Question

(a) For what kinetic energy of a neutron will the associated de Broglie wavelength be $$1.40 \times {10^{ - 10}}m$$ ?
(b) Find the de Broglie wavelength of a neutron in thermal equilibrium with matter having an average kinetic energy of $$\left( {\dfrac{3}{2}} \right){\text{ }}kT$$ at $$300K$$ .

Answer 1

Hint: Each and every matter has dual nature, that is there is a wave-particle duality. De Broglie states that there is a wave associated with each and every matter. Microscopic particles like electrons, neutrons have long waves while macroscopic particles like car, humans have shorter waves which cannot be seen easily.

Complete answer:
De Broglie states that there is a wave associated with each and every matter.

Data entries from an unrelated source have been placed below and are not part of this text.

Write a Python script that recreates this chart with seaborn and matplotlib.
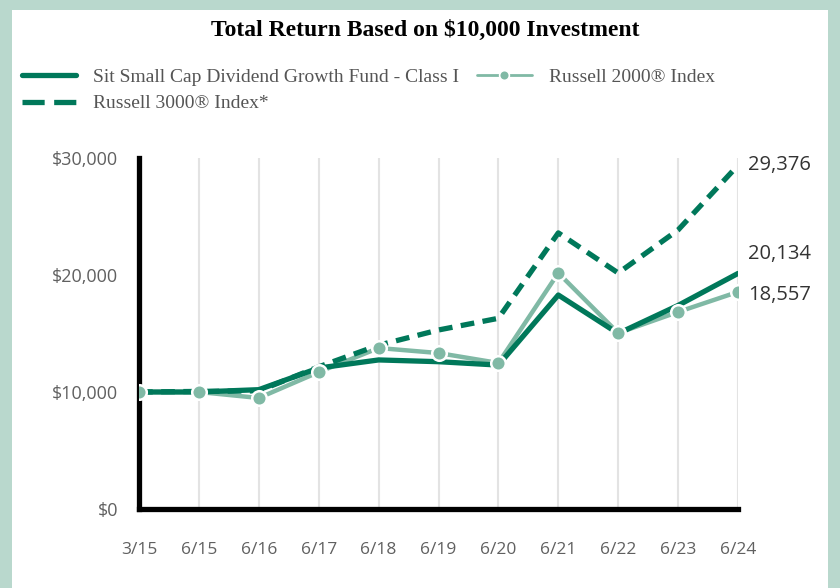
import matplotlib
matplotlib.use("Agg")
import matplotlib.pyplot as plt
from matplotlib.patches import Rectangle
from matplotlib.lines import Line2D
import seaborn as sns
import pandas as pd

dates = ["3/15", "6/15", "6/16", "6/17", "6/18", "6/19", "6/20", "6/21", "6/22", "6/23", "6/24"]
fund = [10000, 10000, 10200, 12050, 12740, 12590, 12300, 18290, 15000, 17400, 20134]
r2000 = [10000, 10000, 9490, 11700, 13760, 13330, 12480, 20170, 15040, 16840, 18557]
r3000 = [10000, 10050, 10100, 12150, 14000, 15300, 16300, 23600, 20170, 23850, 29376]
yticks = [0, 10000, 20000, 30000]
ytick_labels = ["$0", "$10,000", "$20,000", "$30,000"]
end_labels = ["20,134", "18,557", "29,376"]

dark = "#00785a"
light = "#80b9a5"
border = "#b9d8cd"

sns.set_theme(style="white")
plt.rcParams["font.family"] = ["Open Sans", "DejaVu Sans"]

fig = plt.figure(figsize=(8.4, 5.88), dpi=100)
fig.patch.set_facecolor(border)
fig.patches.append(Rectangle((12 / 840, 0), (828 - 12) / 840, (588 - 10) / 588,
                             transform=fig.transFigure, facecolor="white",
                             edgecolor="none", zorder=-10))

ax = fig.add_axes([139 / 840, (588 - 509) / 588, (738 - 139) / 840, (509 - 158) / 588])
ax.set_zorder(5)
ax.set_facecolor("white")

x = list(range(len(dates)))
df = pd.DataFrame({"x": x, "fund": fund, "r2000": r2000, "r3000": r3000})

for xi in x:
    ax.axvline(xi, color="#e3e3e3", lw=1.5, zorder=0)

sns.lineplot(data=df, x="x", y="r2000", ax=ax, color=light, lw=3.2, zorder=2)
sns.lineplot(data=df, x="x", y="fund", ax=ax, color=dark, lw=3.8, zorder=3)
sns.lineplot(data=df, x="x", y="r3000", ax=ax, color=dark, lw=3.8, zorder=3,
             dashes=False, linestyle=(0, (2.6, 1.6)))
sns.scatterplot(data=df, x="x", y="r2000", ax=ax, color=light, s=110,
                edgecolor="white", linewidth=1.8, zorder=4)

ax.set_xlim(0, 10)
ax.set_ylim(0, 30000)
ax.set_xticks(x)
ax.set_xticklabels(dates)
ax.set_yticks(yticks)
ax.set_yticklabels(ytick_labels)
ax.set_xlabel("")
ax.set_ylabel("")
ax.tick_params(axis="both", length=0, labelcolor="#606060")
ax.tick_params(axis="x", pad=24, labelsize=12.5)
ax.tick_params(axis="y", pad=15, labelsize=13)
for s in ["top", "right"]:
    ax.spines[s].set_visible(False)
for s in ["left", "bottom"]:
    ax.spines[s].set_color("black")
    ax.spines[s].set_linewidth(3.8)
    ax.spines[s].set_capstyle("projecting")
    ax.spines[s].set_zorder(1)

ends = [fund[-1], r2000[-1], r3000[-1]]
offs = [14, -2, 0]
for val, lab, off in zip(ends, end_labels, offs):
    ax.annotate(lab, xy=(10, val), xytext=(7, off), textcoords="offset points",
                ha="left", va="center", fontsize=14.5, color="#333333",
                annotation_clip=False)

fig.text(0.506, 1 - 30 / 588, "Total Return Based on $10,000 Investment",
         ha="center", va="center", fontsize=17, fontweight="bold",
         family=["Liberation Serif", "DejaVu Serif"], color="black")

handles = [
    Line2D([], [], color=dark, lw=3.8),
    Line2D([], [], color=dark, lw=3.8, linestyle=(0, (4.2, 1.8))),
    Line2D([], [], color=light, lw=2, marker="o", markersize=7,
           markerfacecolor=light, markeredgecolor="white", markeredgewidth=1.2),
]
labels = ["Sit Small Cap Dividend Growth Fund - Class I", "Russell 3000® Index*",
          "Russell 2000® Index"]
leg = fig.legend(handles, labels, loc="upper left", bbox_to_anchor=(4 / 840, 1 - 51 / 588),
                 ncol=2, frameon=False, handlelength=2.8, handletextpad=0.9,
                 columnspacing=0.9, labelspacing=0.45,
                 prop={"family": ["Liberation Serif", "DejaVu Serif"], "size": 14})
for t in leg.get_texts():
    t.set_color("#555555")

fig.savefig("out.png", dpi=100, facecolor=fig.get_facecolor())
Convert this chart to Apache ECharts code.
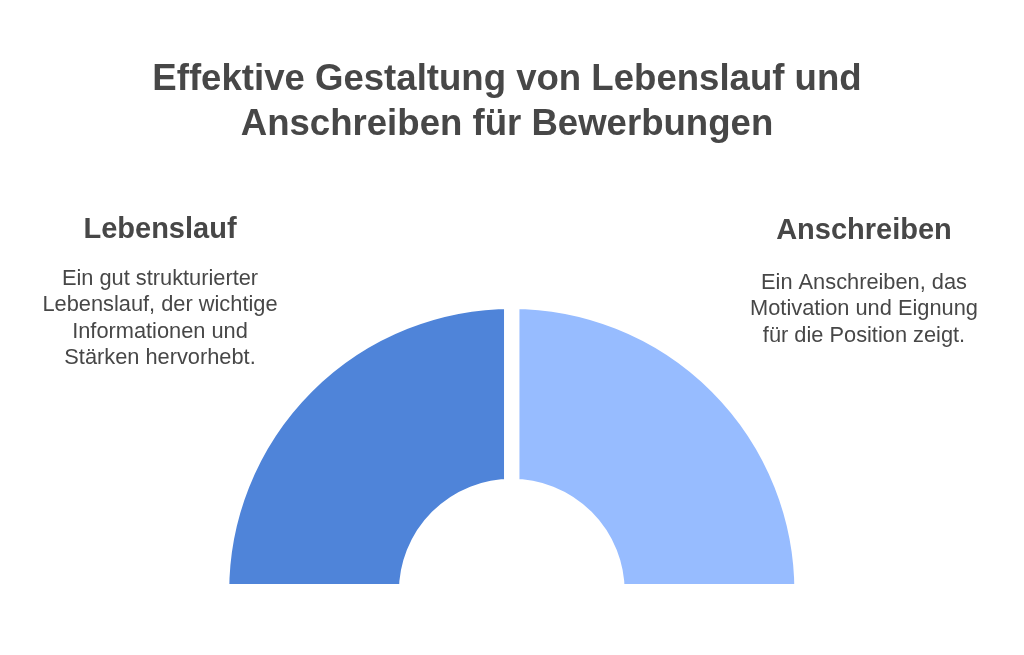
<!DOCTYPE html>
<html>
<head>
<meta charset="utf-8">
<script src="https://cdn.jsdelivr.net/npm/echarts@6/dist/echarts.min.js"></script>
<style>
html,body{margin:0;padding:0;background:#fff;}
#chart{width:1024px;height:655px;}
</style>
</head>
<body>
<div id="chart"></div>
<script>
// ---- data ----
const titleLines = ['Effektive Gestaltung von Lebenslauf und', 'Anschreiben für Bewerbungen'];
const categories = ['Lebenslauf', 'Anschreiben'];
const values = [50, 50];
const descriptions = [
  ['Ein gut strukturierter', 'Lebenslauf, der wichtige', 'Informationen und', 'Stärken hervorhebt.'],
  ['Ein Anschreiben, das', 'Motivation und Eignung', 'für die Position zeigt.']
];
const colors = ['#4F84D9', '#97BCFF'];

// ---- layout ----
const FONT = '"Liberation Sans", Arial, Helvetica, sans-serif';
const TEXT_COLOR = '#474747';
const labelX = [160, 864];
const headingY = [230, 231];
const bodyTop = [266, 270];
const gap = 15.3;

const chart = echarts.init(document.getElementById('chart'), null, {renderer: 'canvas'});

const graphics = [];
graphics.push({
  type: 'text',
  x: 507,
  y: 58,
  style: {
    text: titleLines.join('\n'),
    font: 'bold 36.6px ' + FONT,
    fill: TEXT_COLOR,
    align: 'center',
    verticalAlign: 'top',
    lineHeight: 44.5
  }
});
categories.forEach((c, i) => {
  graphics.push({
    type: 'text',
    x: labelX[i], y: headingY[i],
    style: {
      text: c,
      font: 'bold 29px ' + FONT,
      fill: TEXT_COLOR,
      align: 'center',
      verticalAlign: 'middle'
    }
  });
  graphics.push({
    type: 'text',
    x: labelX[i], y: bodyTop[i],
    style: {
      text: descriptions[i].join('\n'),
      font: '21.8px ' + FONT,
      fill: TEXT_COLOR,
      align: 'center',
      verticalAlign: 'top',
      lineHeight: 26.3
    }
  });
});

chart.setOption({
  backgroundColor: '#ffffff',
  animation: false,
  graphic: graphics,
  series: [{
    type: 'pie',
    center: [511.8, 591.6],
    radius: [112.9 - gap / 2, 282.6 + gap / 2],
    startAngle: 180,
    endAngle: 0,
    clockwise: true,
    silent: true,
    label: {show: false},
    labelLine: {show: false},
    itemStyle: {borderColor: '#ffffff', borderWidth: gap},
    emphasis: {disabled: true},
    data: categories.map((c, i) => ({name: c, value: values[i], itemStyle: {color: colors[i]}}))
  }]
});
</script>
</body>
</html>
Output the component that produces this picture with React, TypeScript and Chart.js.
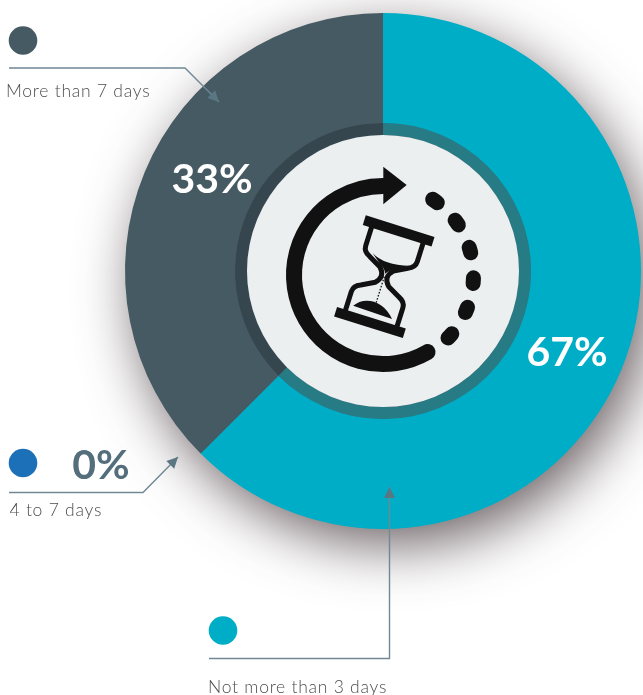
import React, { useEffect, useRef } from "react";
import { Chart, registerables } from "chart.js";

Chart.register(...registerables);

const categories = ["Not more than 3 days", "4 to 7 days", "More than 7 days"];
const percentLabels = ["67%", "0%", "33%"];
// slice sizes as drawn in the picture (share of the circle)
const sliceValues = [62.5, 0, 37.5];
const sliceColors = ["#00adc6", "#1b70b8", "#465a63"];
const ringColors = ["#277b84", "#1b70b8", "#36464f"];

const LINE = "#6f8894";
const TEXT = "#4d4d4d";
const ICON = "#111111";

const callouts = [
  { pts: [[209, 658.5], [389.5, 658.5], [389.5, 487]], dot: [223, 630.5], text: [208, 693] },
  { pts: [[9, 492.5], [143, 492.5], [178, 457]], dot: [23, 463], text: [9.5, 516] },
  { pts: [[9, 68], [185, 68], [219, 102]], dot: [23, 40.5], text: [6, 97] },
];
const percentPos = [
  { x: 567, y: 366, color: "#ffffff" },
  { x: 101, y: 479, color: "#546e7c" },
  { x: 212, y: 193, color: "#ffffff" },
];
const dotAngles = [-54.9, -35.4, -16, 3.6, 22.7, 42.3];

function arrowHead(ctx: CanvasRenderingContext2D, from: number[], tip: number[]) {
  const a = Math.atan2(tip[1] - from[1], tip[0] - from[0]);
  const len = 11;
  const w = 5.5;
  ctx.beginPath();
  ctx.moveTo(tip[0], tip[1]);
  ctx.lineTo(tip[0] - len * Math.cos(a) + w * Math.sin(a), tip[1] - len * Math.sin(a) - w * Math.cos(a));
  ctx.lineTo(tip[0] - len * Math.cos(a) - w * Math.sin(a), tip[1] - len * Math.sin(a) + w * Math.cos(a));
  ctx.closePath();
  ctx.fill();
}

function drawHourglass(ctx: CanvasRenderingContext2D, cx: number, cy: number) {
  ctx.save();
  ctx.translate(cx, cy);
  ctx.rotate((17.4 * Math.PI) / 180);
  ctx.fillStyle = ICON;
  ctx.strokeStyle = ICON;
  // bars
  ctx.fillRect(-36, -53, 72, 10);
  ctx.fillRect(-36, 43, 72, 10);
  // glass
  ctx.lineWidth = 5;
  ctx.lineJoin = "round";
  ctx.beginPath();
  ctx.moveTo(-27, -44);
  ctx.lineTo(-27, -24);
  ctx.quadraticCurveTo(-27, -18, -20, -15);
  ctx.lineTo(-7, -8);
  ctx.quadraticCurveTo(-3, -4, -3, 0);
  ctx.quadraticCurveTo(-3, 4, -7, 8);
  ctx.lineTo(-20, 15);
  ctx.quadraticCurveTo(-27, 18, -27, 24);
  ctx.lineTo(-27, 44);
  ctx.moveTo(27, -44);
  ctx.lineTo(27, -24);
  ctx.quadraticCurveTo(27, -18, 20, -15);
  ctx.lineTo(7, -8);
  ctx.quadraticCurveTo(3, -4, 3, 0);
  ctx.quadraticCurveTo(3, 4, 7, 8);
  ctx.lineTo(20, 15);
  ctx.quadraticCurveTo(27, 18, 27, 24);
  ctx.lineTo(27, 44);
  ctx.stroke();
  // upper sand
  ctx.beginPath();
  ctx.moveTo(-18, -19);
  ctx.quadraticCurveTo(-4, -11, 21, -18);
  ctx.lineTo(6, -9);
  ctx.quadraticCurveTo(1, -6, 0, -3);
  ctx.quadraticCurveTo(-2, -8, -7, -10);
  ctx.closePath();
  ctx.fill();
  // falling grains
  ctx.lineWidth = 1.3;
  ctx.setLineDash([1.6, 1.6]);
  ctx.beginPath();
  ctx.moveTo(0, 0);
  ctx.lineTo(0, 27);
  ctx.stroke();
  ctx.setLineDash([]);
  // lower sand
  ctx.beginPath();
  ctx.moveTo(-21, 37);
  ctx.bezierCurveTo(-14, 25, 6, 22, 20, 38);
  ctx.closePath();
  ctx.fill();
  ctx.restore();
}

function drawCenter(ctx: CanvasRenderingContext2D, cx: number, cy: number) {
  ctx.save();
  ctx.fillStyle = "#ebeff0";
  ctx.beginPath();
  ctx.arc(cx, cy, 136, 0, Math.PI * 2);
  ctx.fill();

  const ix = cx;
  const iy = cy + 4;
  const rad = (d: number) => (d * Math.PI) / 180;
  ctx.strokeStyle = ICON;
  ctx.fillStyle = ICON;
  ctx.lineWidth = 16;
  ctx.lineCap = "round";
  ctx.beginPath();
  ctx.arc(ix, iy, 89, rad(60), rad(-90) - 0.001 + Math.PI * 2, false);
  ctx.stroke();
  ctx.beginPath();
  ctx.moveTo(383.3, 166.7);
  ctx.lineTo(406.7, 185);
  ctx.lineTo(383.3, 204.3);
  ctx.closePath();
  ctx.fill();
  ctx.lineWidth = 15;
  dotAngles.forEach((d) => {
    ctx.beginPath();
    ctx.arc(ix, iy, 90.5, rad(d - 1.8), rad(d + 1.8));
    ctx.stroke();
  });
  ctx.lineCap = "butt";
  drawHourglass(ctx, cx + 1.3, cy + 5.7);
  ctx.restore();
}

const decorPlugin = {
  id: "decor",
  beforeDatasetsDraw(chart: any) {
    const arc = chart.getDatasetMeta(0).data[0];
    const ctx: CanvasRenderingContext2D = chart.ctx;
    ctx.save();
    ctx.shadowColor = "rgba(70,58,62,0.8)";
    ctx.shadowBlur = 56;
    ctx.shadowOffsetX = 10;
    ctx.shadowOffsetY = 17;
    ctx.fillStyle = "#465a63";
    ctx.beginPath();
    ctx.arc(arc.x, arc.y, arc.outerRadius - 1, 0, Math.PI * 2);
    ctx.fill();
    ctx.restore();
  },
  afterDatasetsDraw(chart: any) {
    const arc = chart.getDatasetMeta(0).data[0];
    const ctx: CanvasRenderingContext2D = chart.ctx;
    drawCenter(ctx, arc.x, arc.y);

    ctx.save();
    categories.forEach((label, i) => {
      const c = callouts[i];
      ctx.strokeStyle = LINE;
      ctx.lineWidth = 1.4;
      ctx.beginPath();
      c.pts.forEach((p, k) => (k ? ctx.lineTo(p[0], p[1]) : ctx.moveTo(p[0], p[1])));
      ctx.stroke();
      ctx.fillStyle = "#5b7683";
      arrowHead(ctx, c.pts[c.pts.length - 2], c.pts[c.pts.length - 1]);

      ctx.fillStyle = sliceColors[i];
      ctx.beginPath();
      ctx.arc(c.dot[0], c.dot[1], 14.3, 0, Math.PI * 2);
      ctx.fill();

      ctx.fillStyle = TEXT;
      ctx.font = '300 17.5px Lato, "Noto Sans", sans-serif';
      ctx.textAlign = "left";
      ctx.textBaseline = "alphabetic";
      (ctx as any).letterSpacing = "0.75px";
      ctx.fillText(label, c.text[0], c.text[1]);
      (ctx as any).letterSpacing = "0px";

      const pos = percentPos[i];
      ctx.fillStyle = pos.color;
      ctx.font = 'bold 41px Lato, "Noto Sans", sans-serif';
      ctx.textAlign = "center";
      ctx.fillText(percentLabels[i], pos.x, pos.y);
    });
    ctx.restore();
  },
};

export default function App() {
  const ref = useRef<HTMLCanvasElement>(null);
  useEffect(() => {
    const chart = new Chart(ref.current!, {
      type: "doughnut",
      data: {
        labels: categories,
        datasets: [
          { data: sliceValues, backgroundColor: sliceColors, borderWidth: 0, hoverOffset: 0, weight: 110 },
          { data: sliceValues, backgroundColor: ringColors, borderWidth: 0, hoverOffset: 0, weight: 12 },
        ],
      },
      options: {
        responsive: false,
        animation: false,
        cutout: 136,
        layout: { padding: { left: 125, top: 13, right: 2, bottom: 166 } },
        plugins: { legend: { display: false }, tooltip: { enabled: false } },
        events: [],
      },
      plugins: [decorPlugin],
    } as any);
    return () => chart.destroy();
  }, []);
  return (
    <canvas
      ref={ref}
      width={643}
      height={695}
      style={{ position: "absolute", left: 0, top: 0, width: 643, height: 695, background: "#ffffff" }}
    />
  );
}
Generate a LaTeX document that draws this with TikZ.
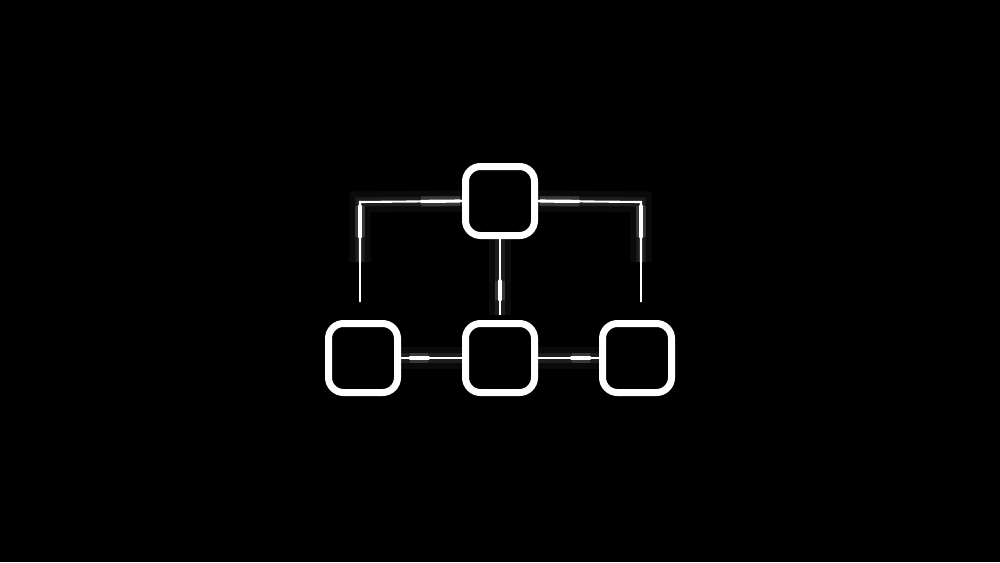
\documentclass[tikz,border=0pt]{standalone}
\usetikzlibrary{positioning,calc}

\begin{document}
\begin{tikzpicture}[
  x=1cm, y=1cm,
  unit/.style={draw=white, fill=black, line width=0.07cm, rounded corners=0.15cm,
    minimum size=0.69cm, inner sep=0pt},
  glow/.style={draw=white!60, line width=0.6pt,
    preaction={draw=white, opacity=0.04, line width=6pt},
    preaction={draw=white, opacity=0.08, line width=2.6pt}},
  dim/.style={draw=white!30, line width=0.5pt},
  spark/.style={draw=white, line width=0.9pt, line cap=round,
    preaction={draw=white, opacity=0.12, line width=3pt}}
]
% background
\fill[black] (0,0) rectangle (10,5.62);
\useasboundingbox (0,0) rectangle (10,5.62);

% Nodes
\node[unit] (top) at (5.00,3.61) {};
\node[unit] (mid) at (5.00,2.04) {};
\node[unit, left=0.61cm of mid] (left) {};
\node[unit, right=0.61cm of mid] (right) {};

% free ends of the connectors
\coordinate (lcorner) at (3.60,3.60);
\coordinate (rcorner) at (6.41,3.60);
\coordinate (lend) at (3.60,2.60);
\coordinate (rend) at (6.41,2.60);
\coordinate (midend) at ($(mid.north)+(0,0.05)$);

% Connectors
\draw[glow] (top.west) -- (lcorner) -- ($(lcorner)!0.6!(lend)$);
\draw[glow] (top.east) -- (rcorner) -- ($(rcorner)!0.6!(rend)$);
\draw[dim] ($(lcorner)!0.6!(lend)$) -- (lend);
\draw[dim] ($(rcorner)!0.6!(rend)$) -- (rend);
\draw[glow] (top.south) -- (midend);
\draw[glow] (left.east) -- (mid.west);
\draw[glow] (mid.east) -- (right.west);

% bright spots on the lines
\draw[spark] ($(top.west)!0.02!(lcorner)$) -- ($(top.west)!0.4!(lcorner)$);
\draw[spark] ($(top.east)!0.02!(rcorner)$) -- ($(top.east)!0.4!(rcorner)$);
\draw[spark] ($(lcorner)!0.04!(lend)$) -- ($(lcorner)!0.35!(lend)$);
\draw[spark] ($(rcorner)!0.04!(rend)$) -- ($(rcorner)!0.35!(rend)$);
\draw[spark] ($(top.south)!0.55!(midend)$) -- ($(top.south)!0.8!(midend)$);
\draw[spark] ($(left.east)!0.15!(mid.west)$) -- ($(left.east)!0.45!(mid.west)$);
\draw[spark] ($(mid.east)!0.55!(right.west)$) -- ($(mid.east)!0.85!(right.west)$);
\end{tikzpicture}
\end{document}
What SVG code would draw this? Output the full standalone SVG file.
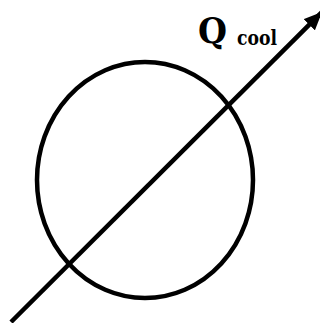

Microscopic particles like electrons, neutrons have long waves while macroscopic particles like car, humans have shorter waves which cannot be seen easily.
(a) The de Broglie wavelength and the kinetic energy can be related as follows:
Formula for kinetic energy is:
$K = \dfrac{1}{2}m{v^2}\_\_\_\_(1)$
Where, K is the kinetic energy, m is the mass of the object and v is its velocity.
Formula for de Broglie wavelength is:
$\lambda = \dfrac{h}{{mv}}\_\_\_\_\_(2)$
On using equation second in first, we get
$K = \dfrac{1}{2}\left( {\dfrac{{m{h^2}}}{{{\lambda ^2}{m^2}}}} \right)$
On simplifying the above equation, we get
$K = \dfrac{1}{2}\left( {\dfrac{{{h^2}}}{{{\lambda ^2}{m^{}}}}} \right)$
The mass of a neutron is $$1.66 \times {10^{ - 27}}Kg$$ .
Planck’s constant, h is $$6.6 \times {10^{ - 34}}Js$$ .
Put these values in above equation:
$K = \dfrac{1}{2}\left( {\dfrac{{{{(6.6 \times {{10}^{ - 34}}Js)}^2}}}{{{{(1.40 \times {{10}^{ - 10}}m)}^2} \times 1.66 \times {{10}^{ - 27}}Kg}}} \right)$
On solving, we get
$$K = 6.75 \times {10^{ - 21}}J$$
Therefore the kinetic energy is found to be $$6.75 \times {10^{ - 21}}J$$ .
(b) Average kinetic energy, K’ is given as:
$K' = \dfrac{3}{2}kT$
Where, k is the Boltzmann constant with value $$k = 1.38 \times {10^{ - 23}}kg{m^2}{s^{ - 2}}{K^{ - 1}}\;$$
T is temperature which is given as $$300K$$ .
Put these values in the above formula, we get
$K' = \dfrac{3}{2} \times 1.38 \times {10^{ - 23}}kg{m^2}{s^{ - 2}}{K^{ - 1}} \times 300K$
$K' = 6.21 \times {10^{ - 21}}J$
Now, relation between de Broglie wavelength and the average kinetic energy is:
$\lambda ' = \dfrac{h}{{\sqrt {(2K'm)} }}$
Put the values in above equation, we get
$\lambda ' = \dfrac{{6.6 \times {{10}^{ - 34}}}}{{\sqrt {(2 \times 6.21 \times {{10}^{ - 21}} \times 1.66 \times {{10}^{ - 27}})} }}$
$\lambda ' = 1.46 \times {10^{ - 10}}m$
Therefore, the de Broglie wavelength is $1.46 \times {10^{ - 10}}m$ .

Note:
We should note that each and every particle has a wave nature which means a wave is always associated with each particle. This is known as wave-particle duality nature. Even though we cannot see the waves associated with the macroscopic particles with our eyes, they are still there. They are not visible because the mass is large.